[Rows from a dataset of charts and code]
────────────────────
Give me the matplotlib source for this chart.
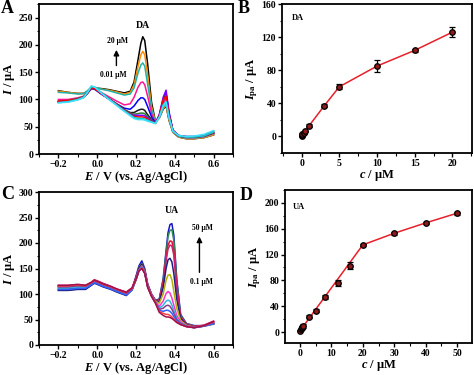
import matplotlib
matplotlib.use("Agg")
import matplotlib.pyplot as plt
from matplotlib.ticker import MultipleLocator

plt.rcParams['font.family'] = ['Liberation Serif', 'DejaVu Serif']
plt.rcParams['font.weight'] = 'bold'
plt.rcParams['mathtext.fontset'] = 'custom'
plt.rcParams['mathtext.rm'] = 'Liberation Serif:bold'
plt.rcParams['mathtext.it'] = 'Liberation Serif:italic:bold'
plt.rcParams['mathtext.bf'] = 'Liberation Serif:bold'

# ---------------- Panel A: DA voltammograms ----------------
xA = [-0.2, -0.15, -0.1, -0.07, -0.05, -0.03, -0.01, 0.02, 0.06, 0.1, 0.14, 0.17, 0.19, 0.21,
      0.225, 0.235, 0.245, 0.26, 0.28, 0.3, 0.32, 0.34, 0.355, 0.37, 0.39, 0.42, 0.46, 0.5, 0.55, 0.6]
A_colors = ['#000000', '#FF8C00', '#20B2AA', '#FF1493', '#0000FF', '#1a1a1a',
            '#2E7D2E', '#7B00FF', '#FF0000', '#00CED1', '#40E0FF']
A_curves = [
    [116,113,111,111,115,122,121,120,118,115,112,115,132,172,203,215,208,165,95,60,66,82,88,62,40,31,28,28,30,35],
    [115,113,111,111,115,122,121,119,117,114,110,113,127,160,182,188,182,145,87,59,66,83,90,63,40,31,28,28,30,35],
    [113,112,110,111,116,123,122,119,116,112,108,110,121,148,163,167,161,128,82,58,66,85,95,66,41,32,29,29,31,37],
    [100,100,103,106,112,121,119,113,105,97,90,92,104,122,131,132,127,106,74,57,68,92,103,70,42,33,30,30,32,38],
    [95,96,100,104,111,120,118,110,101,92,84,82,88,98,103,103,100,87,68,57,70,98,112,75,43,33,31,31,33,39],
    [96,97,101,104,112,121,119,111,101,91,81,76,76,80,82,82,80,72,63,57,70,100,110,74,43,33,31,31,33,39],
    [97,98,102,105,113,122,120,112,102,92,81,75,73,74,75,75,74,68,62,57,70,97,108,73,43,34,32,32,34,42],
    [96,97,101,104,112,121,119,111,101,91,80,74,71,71,71,71,70,66,61,57,72,104,117,78,44,34,32,32,34,39],
    [97,98,101,104,112,121,119,111,101,91,80,73,69,68,68,68,67,64,60,56,70,99,106,72,43,33,31,31,33,39],
    [94,96,100,104,113,124,122,113,101,90,79,72,67,65,65,65,64,62,59,56,68,90,96,68,42,33,31,31,33,40],
    [94,95,99,103,113,125,122,112,100,89,78,70,65,63,63,63,62,60,58,56,67,88,95,67,42,34,32,33,36,43],
]

# ---------------- Panel C: UA voltammograms ----------------
xC = [-0.2, -0.15, -0.1, -0.06, -0.03, -0.015, 0.0, 0.03, 0.07, 0.1, 0.15, 0.18, 0.2, 0.215, 0.23,
      0.245, 0.26, 0.28, 0.3, 0.32, 0.34, 0.355, 0.365, 0.375, 0.385, 0.395, 0.41, 0.43, 0.46, 0.5, 0.55, 0.6]
C_colors = ['#1414C8', '#2E8B57', '#E0103A', '#D0206F', '#202080', '#B5B000',
            '#FF33CC', '#33B5E5', '#8B3A8B', '#3060FF', '#FF4040', '#A0104A']
C_curves = [
    [108,108,110,110,118,122,120,115,110,105,98,110,135,155,165,150,120,100,88,90,130,185,220,236,238,215,130,60,42,38,38,42],
    [110,110,112,112,119,123,121,116,111,106,99,110,132,152,160,147,118,99,87,89,127,180,212,225,226,205,125,58,42,37,38,42],
    [116,116,118,116,122,127,125,120,114,109,103,112,132,150,158,146,118,99,87,88,123,170,196,204,203,185,115,56,41,36,38,44],
    [117,117,118,117,123,128,126,121,115,110,104,112,131,149,157,145,117,99,87,87,120,165,188,196,194,176,110,55,41,36,39,47],
    [107,107,109,109,117,121,119,114,109,104,97,108,130,150,158,146,117,98,86,85,112,150,167,170,163,140,90,52,40,35,37,41],
    [113,113,115,114,121,125,123,118,113,108,101,110,129,147,155,144,116,98,86,82,100,127,137,138,128,105,72,48,39,35,37,42],
    [115,115,117,116,122,126,124,119,114,109,102,111,129,147,154,143,116,98,85,76,86,101,105,102,92,78,58,45,38,35,38,44],
    [112,112,114,113,120,124,122,117,112,107,100,109,128,146,153,142,115,97,84,72,78,86,88,86,78,68,52,43,37,34,37,43],
    [114,114,116,115,121,125,123,118,113,108,101,110,128,146,152,142,115,97,84,70,72,77,78,76,70,62,50,42,37,34,37,43],
    [109,109,111,111,118,122,120,115,110,105,98,108,128,146,152,141,114,96,83,68,66,68,68,66,62,56,47,41,36,34,37,42],
    [116,116,118,116,122,126,124,119,114,109,102,111,128,145,151,141,114,96,83,66,62,60,60,58,55,51,45,40,36,34,38,45],
    [117,117,119,117,123,127,125,120,115,110,103,112,129,145,150,140,113,95,82,64,58,55,55,54,52,49,44,40,36,34,38,46],
]

# ---------------- Panel B: DA calibration ----------------
B_conc = [0.01, 0.05, 0.1, 0.3, 0.5, 1, 3, 5, 10, 15, 20]
B_ipa = [0.8, 1.5, 2.5, 4, 6, 13, 37, 60, 85, 104, 126]
B_err = [0.8, 0.8, 0.8, 1, 1, 2, 2, 3, 7, 2, 6]

# ---------------- Panel D: UA calibration ----------------
D_conc = [0.1, 0.3, 0.5, 0.7, 1, 3, 5, 8, 12, 16, 20, 30, 40, 50]
D_ipa = [2, 4, 6, 8, 10, 24, 33, 54, 76, 103, 135, 153, 169, 184]
D_err = [1, 1, 1, 1, 3, 2, 2, 3, 4, 6, 2, 2, 2, 2]
D_fit_c = [0, 20, 30, 40, 50]
D_fit_i = [2, 135, 153, 169, 184]

W, H = 474, 375
fig = plt.figure(figsize=(W / 100, H / 100), dpi=100)

def rect(l, t, r, b):
    return [l / W, 1 - b / H, (r - l) / W, (b - t) / H]

axA = fig.add_axes(rect(39, 4, 233, 154))
axB = fig.add_axes(rect(282, 4, 472, 153))
axC = fig.add_axes(rect(39, 192, 233, 345))
axD = fig.add_axes(rect(285, 190, 472, 343))

tick_fs = 7
lab_fs = 9

def style(ax):
    for s in ax.spines.values():
        s.set_linewidth(1.3)
    ax.tick_params(which='major', direction='out', length=3, width=1, labelsize=tick_fs, pad=1.2)
    ax.tick_params(which='minor', direction='out', length=1.8, width=0.8)
    for lab in ax.get_xticklabels() + ax.get_yticklabels():
        lab.set_fontweight('bold')

for c, ys in zip(A_colors, A_curves):
    axA.plot(xA, ys, color=c, lw=1.1)
axA.set_xlim(-0.3, 0.7)
axA.set_ylim(0, 275)
axA.xaxis.set_minor_locator(MultipleLocator(0.1))
axA.yaxis.set_major_locator(MultipleLocator(50))
axA.yaxis.set_minor_locator(MultipleLocator(25))
axA.set_xticks([-0.2, 0.0, 0.2, 0.4, 0.6])
axA.set_xlabel(r'$\mathit{E}$ / V (vs. Ag/AgCl)', fontsize=lab_fs, fontweight='bold', labelpad=0)
axA.set_ylabel(r'$\mathit{I}$ / μA', fontsize=lab_fs, fontweight='bold', labelpad=1)
axA.text(0.237, 235, 'DA', fontsize=7, fontweight='bold', ha='center', va='center')
axA.text(0.104, 207, '20 μM', fontsize=5.5, fontweight='bold', ha='center', va='center')
axA.text(0.085, 144, '0.01 μM', fontsize=5.5, fontweight='bold', ha='center', va='center')
axA.annotate('', xy=(0.099, 196), xytext=(0.099, 157),
             arrowprops=dict(arrowstyle='-|>', color='black', lw=1, mutation_scale=8))
style(axA)

for c, ys in zip(C_colors, C_curves):
    axC.plot(xC, ys, color=c, lw=1.1)
axC.set_xlim(-0.3, 0.7)
axC.set_ylim(0, 300)
axC.set_xticks([-0.2, 0.0, 0.2, 0.4, 0.6])
axC.xaxis.set_minor_locator(MultipleLocator(0.1))
axC.yaxis.set_major_locator(MultipleLocator(50))
axC.yaxis.set_minor_locator(MultipleLocator(25))
axC.set_xlabel(r'$\mathit{E}$ / V (vs. Ag/AgCl)', fontsize=lab_fs, fontweight='bold', labelpad=0)
axC.set_ylabel(r'$\mathit{I}$ / μA', fontsize=lab_fs, fontweight='bold', labelpad=1)
axC.text(0.386, 263, 'UA', fontsize=7, fontweight='bold', ha='center', va='center')
axC.text(0.54, 229, '50 μM', fontsize=5.5, fontweight='bold', ha='center', va='center')
axC.text(0.535, 123, '0.1 μM', fontsize=5.5, fontweight='bold', ha='center', va='center')
axC.annotate('', xy=(0.527, 218), xytext=(0.527, 137),
             arrowprops=dict(arrowstyle='-|>', color='black', lw=1, mutation_scale=8))
style(axC)

axB.plot(B_conc, B_ipa, color='#E8202A', lw=1.1, zorder=2)
axB.errorbar(B_conc, B_ipa, yerr=B_err, fmt='o', ms=4, mfc='#8B1A1A', mec='black', mew=0.9,
             ecolor='black', elinewidth=0.9, capsize=2, capthick=0.9, zorder=3)
axB.set_xlim(-2.6, 22.6)
axB.set_ylim(-20, 160)
axB.xaxis.set_major_locator(MultipleLocator(5))
axB.xaxis.set_minor_locator(MultipleLocator(2.5))
axB.yaxis.set_major_locator(MultipleLocator(40))
axB.yaxis.set_minor_locator(MultipleLocator(20))
axB.set_xlabel(r'$\mathit{c}$ / μM', fontsize=lab_fs, fontweight='bold', labelpad=0)
axB.set_ylabel(r'$\mathit{I}_{\mathrm{pa}}$ / μA', fontsize=lab_fs, fontweight='bold', labelpad=1)
axB.text(-1.3, 143, 'DA', fontsize=6, fontweight='bold', ha='left', va='center')
style(axB)

axD.plot(D_fit_c, D_fit_i, color='#E8202A', lw=1.1, zorder=2)
axD.errorbar(D_conc, D_ipa, yerr=D_err, fmt='o', ms=4, mfc='#8B1A1A', mec='black', mew=0.9,
             ecolor='black', elinewidth=0.9, capsize=2, capthick=0.9, zorder=3)
axD.set_xlim(-4.8, 54.8)
axD.set_ylim(-17, 220)
axD.xaxis.set_major_locator(MultipleLocator(10))
axD.xaxis.set_minor_locator(MultipleLocator(5))
axD.yaxis.set_major_locator(MultipleLocator(40))
axD.yaxis.set_minor_locator(MultipleLocator(20))
axD.set_xlabel(r'$\mathit{c}$ / μM', fontsize=lab_fs, fontweight='bold', labelpad=0)
axD.set_ylabel(r'$\mathit{I}_{\mathrm{pa}}$ / μA', fontsize=lab_fs, fontweight='bold', labelpad=1)
axD.text(-2.3, 194, 'UA', fontsize=6, fontweight='bold', ha='left', va='center')
style(axD)

for lbl, (px, py) in zip('ABCD', [(1, 0), (238, 0), (1, 186), (240, 187)]):
    fig.text(px / W, 1 - py / H, lbl, fontsize=13, fontweight='bold', ha='left', va='top')

fig.savefig('out.png', dpi=100)
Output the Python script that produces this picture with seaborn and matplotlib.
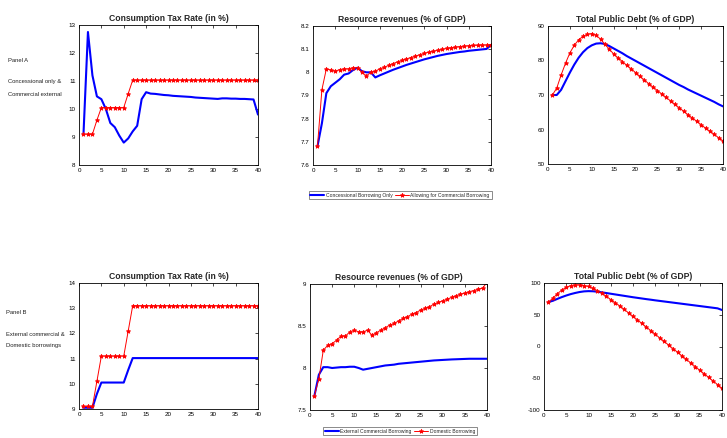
import numpy as np
import pandas as pd
import matplotlib
matplotlib.use("Agg")
import matplotlib.pyplot as plt
import seaborn as sns

periods = list(range(1, 41))

# Panel A: concessional only vs allowing commercial external borrowing
tax_a_conc = [9.1, 12.75, 11.2, 10.45, 10.35, 10.0, 9.5, 9.35, 9.05, 8.8,
              8.95, 9.2, 9.4, 10.35, 10.6, 10.55, 10.54, 10.52, 10.5, 10.49,
              10.47, 10.46, 10.45, 10.44, 10.43, 10.41, 10.4, 10.39, 10.38, 10.37,
              10.36, 10.38, 10.38, 10.37, 10.37, 10.36, 10.36, 10.35, 10.34, 9.8]
tax_a_comm = [9.1, 9.1, 9.1, 9.6, 10.05, 10.05, 10.05, 10.05, 10.05, 10.05,
              10.55, 11.03, 11.03, 11.03, 11.03, 11.03, 11.03, 11.03, 11.03, 11.03,
              11.03, 11.03, 11.03, 11.03, 11.03, 11.03, 11.03, 11.03, 11.03, 11.03,
              11.03, 11.03, 11.03, 11.03, 11.03, 11.03, 11.03, 11.03, 11.03, 11.03]
res_a_conc = [7.68, 7.78, 7.91, 7.94, 7.955, 7.97, 7.99, 7.995, 8.01, 8.02,
              8.005, 8.0, 8.0, 7.978, 7.987, 7.995, 8.003, 8.011, 8.018, 8.025,
              8.032, 8.038, 8.044, 8.05, 8.056, 8.061, 8.066, 8.071, 8.075, 8.079,
              8.082, 8.085, 8.088, 8.09, 8.093, 8.095, 8.097, 8.099, 8.101, 8.118]
res_a_comm = [7.68, 7.925, 8.015, 8.01, 8.005, 8.012, 8.015, 8.015, 8.02, 8.02,
              8.0, 7.985, 8.0, 8.005, 8.015, 8.022, 8.03, 8.038, 8.045, 8.052,
              8.058, 8.064, 8.07, 8.076, 8.082, 8.087, 8.091, 8.095, 8.099, 8.103,
              8.106, 8.109, 8.111, 8.113, 8.115, 8.116, 8.117, 8.118, 8.118, 8.12]
debt_a_conc = [70.0, 70.0, 71.5, 74.0, 76.5, 78.8, 80.8, 82.4, 83.6, 84.4,
               84.9, 85.0, 84.8, 84.2, 83.5, 82.8, 82.1, 81.3, 80.6, 79.9,
               79.2, 78.5, 77.8, 77.1, 76.4, 75.7, 75.0, 74.3, 73.6, 72.9,
               72.3, 71.6, 71.0, 70.4, 69.8, 69.2, 68.6, 68.0, 67.3, 66.7]
debt_a_comm = [70.0, 72.0, 75.8, 79.2, 82.2, 84.4, 86.0, 87.0, 87.6, 87.8,
               87.3, 86.2, 84.7, 83.3, 81.9, 80.8, 79.7, 78.6, 77.6, 76.5,
               75.4, 74.4, 73.3, 72.3, 71.3, 70.3, 69.3, 68.3, 67.3, 66.3,
               65.3, 64.3, 63.3, 62.4, 61.4, 60.4, 59.5, 58.6, 57.6, 56.7]

# Panel B: external commercial vs domestic borrowing
tax_b_ext = [9.05, 9.05, 9.05, 9.6, 10.05, 10.05, 10.05, 10.05, 10.05, 10.05,
             10.55, 11.02, 11.02, 11.02, 11.02, 11.02, 11.02, 11.02, 11.02, 11.02,
             11.02, 11.02, 11.02, 11.02, 11.02, 11.02, 11.02, 11.02, 11.02, 11.02,
             11.02, 11.02, 11.02, 11.02, 11.02, 11.02, 11.02, 11.02, 11.02, 11.02]
tax_b_dom = [9.1, 9.1, 9.1, 10.1, 11.1, 11.1, 11.1, 11.1, 11.1, 11.1,
             12.1, 13.1, 13.1, 13.1, 13.1, 13.1, 13.1, 13.1, 13.1, 13.1,
             13.1, 13.1, 13.1, 13.1, 13.1, 13.1, 13.1, 13.1, 13.1, 13.1,
             13.1, 13.1, 13.1, 13.1, 13.1, 13.1, 13.1, 13.1, 13.1, 13.1]
res_b_ext = [7.67, 7.92, 8.01, 8.01, 8.0, 8.005, 8.01, 8.01, 8.015, 8.015,
             8.0, 7.98, 7.99, 8.0, 8.01, 8.02, 8.03, 8.035, 8.04, 8.05,
             8.055, 8.06, 8.065, 8.07, 8.075, 8.08, 8.085, 8.09, 8.093, 8.096,
             8.099, 8.102, 8.104, 8.106, 8.108, 8.11, 8.11, 8.11, 8.11, 8.11]
res_b_dom = [7.67, 7.87, 8.21, 8.27, 8.29, 8.33, 8.38, 8.38, 8.43, 8.45,
             8.43, 8.43, 8.45, 8.39, 8.42, 8.45, 8.48, 8.51, 8.53, 8.56,
             8.59, 8.61, 8.64, 8.66, 8.69, 8.71, 8.73, 8.76, 8.78, 8.80,
             8.82, 8.84, 8.86, 8.88, 8.89, 8.91, 8.92, 8.94, 8.95, 9.02]
debt_b_ext = [70.0, 72.0, 75.0, 77.8, 80.3, 82.5, 84.3, 85.8, 86.8, 87.2,
              87.0, 86.3, 85.3, 84.2, 83.1, 82.0, 80.9, 79.8, 78.7, 77.6,
              76.6, 75.6, 74.6, 73.7, 72.7, 71.8, 70.9, 70.0, 69.1, 68.2,
              67.3, 66.4, 65.5, 64.6, 63.7, 62.8, 61.9, 61.0, 60.1, 57.5]
debt_b_dom = [70.0, 76.0, 83.0, 89.0, 93.0, 96.0, 97.0, 97.0, 96.0, 94.5,
              91.5, 88.0, 84.0, 79.0, 74.0, 69.0, 64.0, 58.5, 53.0, 47.5,
              42.0, 36.3, 30.6, 25.0, 19.3, 13.6, 8.0, 2.3, -3.3, -9.0,
              -14.7, -20.4, -26.0, -31.7, -37.4, -43.0, -48.7, -54.3, -60.0, -66.0]

titles = ["Consumption Tax Rate (in %)", "Resource revenues (% of GDP)",
          "Total Public Debt (% of GDP)"]
legend_a = ["Concessional Borrowing Only", "Allowing for Commercial Borrowing"]
legend_b = ["External Commercial Borrowing", "Domestic Borrowing"]

xticks = [0, 5, 10, 15, 20, 25, 30, 35, 40]

sns.set_style("white")
plt.rcParams["font.family"] = ["Liberation Sans Narrow", "Liberation Sans", "DejaVu Sans"]

W, H = 727, 438
fig = plt.figure(figsize=(W / 100, H / 100), dpi=100)


def make_ax(l, r, t, b):
    return fig.add_axes([l / W, 1 - b / H, (r - l) / W, (b - t) / H])


BLUE = "#0000ff"
RED = "#ff0000"


def draw(ax, blue, red, labels, title, ylim, yticks):
    df = pd.DataFrame({"t": periods, "blue": blue, "red": red})
    sns.lineplot(data=df, x="t", y="blue", ax=ax, color=BLUE, linewidth=1.5,
                 label=labels[0], legend=False)
    sns.lineplot(data=df, x="t", y="red", ax=ax, color=RED, linewidth=0.7,
                 marker="*", markersize=3.2, markeredgewidth=0.6,
                 markeredgecolor=RED, label=labels[1], legend=False)
    ax.set_xlim(0, 40)
    ax.set_ylim(*ylim)
    ax.set_xticks(xticks)
    ax.set_yticks(yticks)
    ax.set_yticklabels([f"{v:g}" for v in yticks])
    ax.set_xlabel("")
    ax.set_ylabel("")
    ax.set_title(title, fontsize=6.2, fontweight="bold", pad=3)
    ax.tick_params(direction="in", length=2, width=0.5, labelsize=4.5,
                   top=True, right=True, pad=2.5, colors="black")
    for s in ax.spines.values():
        s.set_linewidth(0.6)
        s.set_color("black")
    return ax


ax1 = make_ax(79, 258, 25, 165)
draw(ax1, tax_a_conc, tax_a_comm, legend_a, titles[0], (8, 13),
     [8, 9, 10, 11, 12, 13])
ax2 = make_ax(313, 491, 26, 165)
draw(ax2, res_a_conc, res_a_comm, legend_a, titles[1], (7.6, 8.2),
     [7.6, 7.7, 7.8, 7.9, 8.0, 8.1, 8.2])
ax3 = make_ax(548, 723, 26, 164)
draw(ax3, debt_a_conc, debt_a_comm, legend_a, titles[2], (50, 90),
     [50, 60, 70, 80, 90])

ax4 = make_ax(79, 258, 283, 409)
draw(ax4, tax_b_ext, tax_b_dom, legend_b, titles[0], (9, 14),
     [9, 10, 11, 12, 13, 14])
ax5 = make_ax(310, 487, 284, 410)
draw(ax5, res_b_ext, res_b_dom, legend_b, titles[1], (7.5, 9),
     [7.5, 8, 8.5, 9])
ax6 = make_ax(544, 722, 283, 410)
draw(ax6, debt_b_ext, debt_b_dom, legend_b, titles[2], (-100, 100),
     [-100, -50, 0, 50, 100])

# Legends below the middle column of each panel
for ax, xc, yc in ((ax2, 400, 195), (ax5, 400, 431)):
    h, l = ax.get_legend_handles_labels()
    leg = fig.legend(h, l, loc="center", bbox_to_anchor=(xc / W, 1 - yc / H),
                     ncol=2, fontsize=3.6, frameon=True, fancybox=False,
                     handlelength=2.8, handletextpad=0.3, columnspacing=0.5,
                     borderpad=0.35, borderaxespad=0)
    leg.get_frame().set_edgecolor("#555555")
    leg.get_frame().set_linewidth(0.6)

# Panel descriptions on the left margin
side = dict(fontsize=4.2, ha="left", va="center", color="#222222")
fig.text(8 / W, 1 - 60 / H, "Panel A", **side)
fig.text(8 / W, 1 - 82 / H, "Concessional only &", **side)
fig.text(8 / W, 1 - 94 / H, "Commercial external", **side)
fig.text(6 / W, 1 - 313 / H, "Panel B", **side)
fig.text(6 / W, 1 - 334 / H, "External commercial &", **side)
fig.text(6 / W, 1 - 345 / H, "Domestic borrowings", **side)

fig.savefig("out.png", dpi=100, facecolor="white")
────────────────────
→ What you will do: Go back to the entries above and restate word for word every line from the first through the one that contains "from matplotlib.ticker import MultipleLocator", leaving the pictures behind.

→ Correct result:
Give me the matplotlib source for this chart.
import matplotlib
matplotlib.use("Agg")
import matplotlib.pyplot as plt
from matplotlib.ticker import MultipleLocator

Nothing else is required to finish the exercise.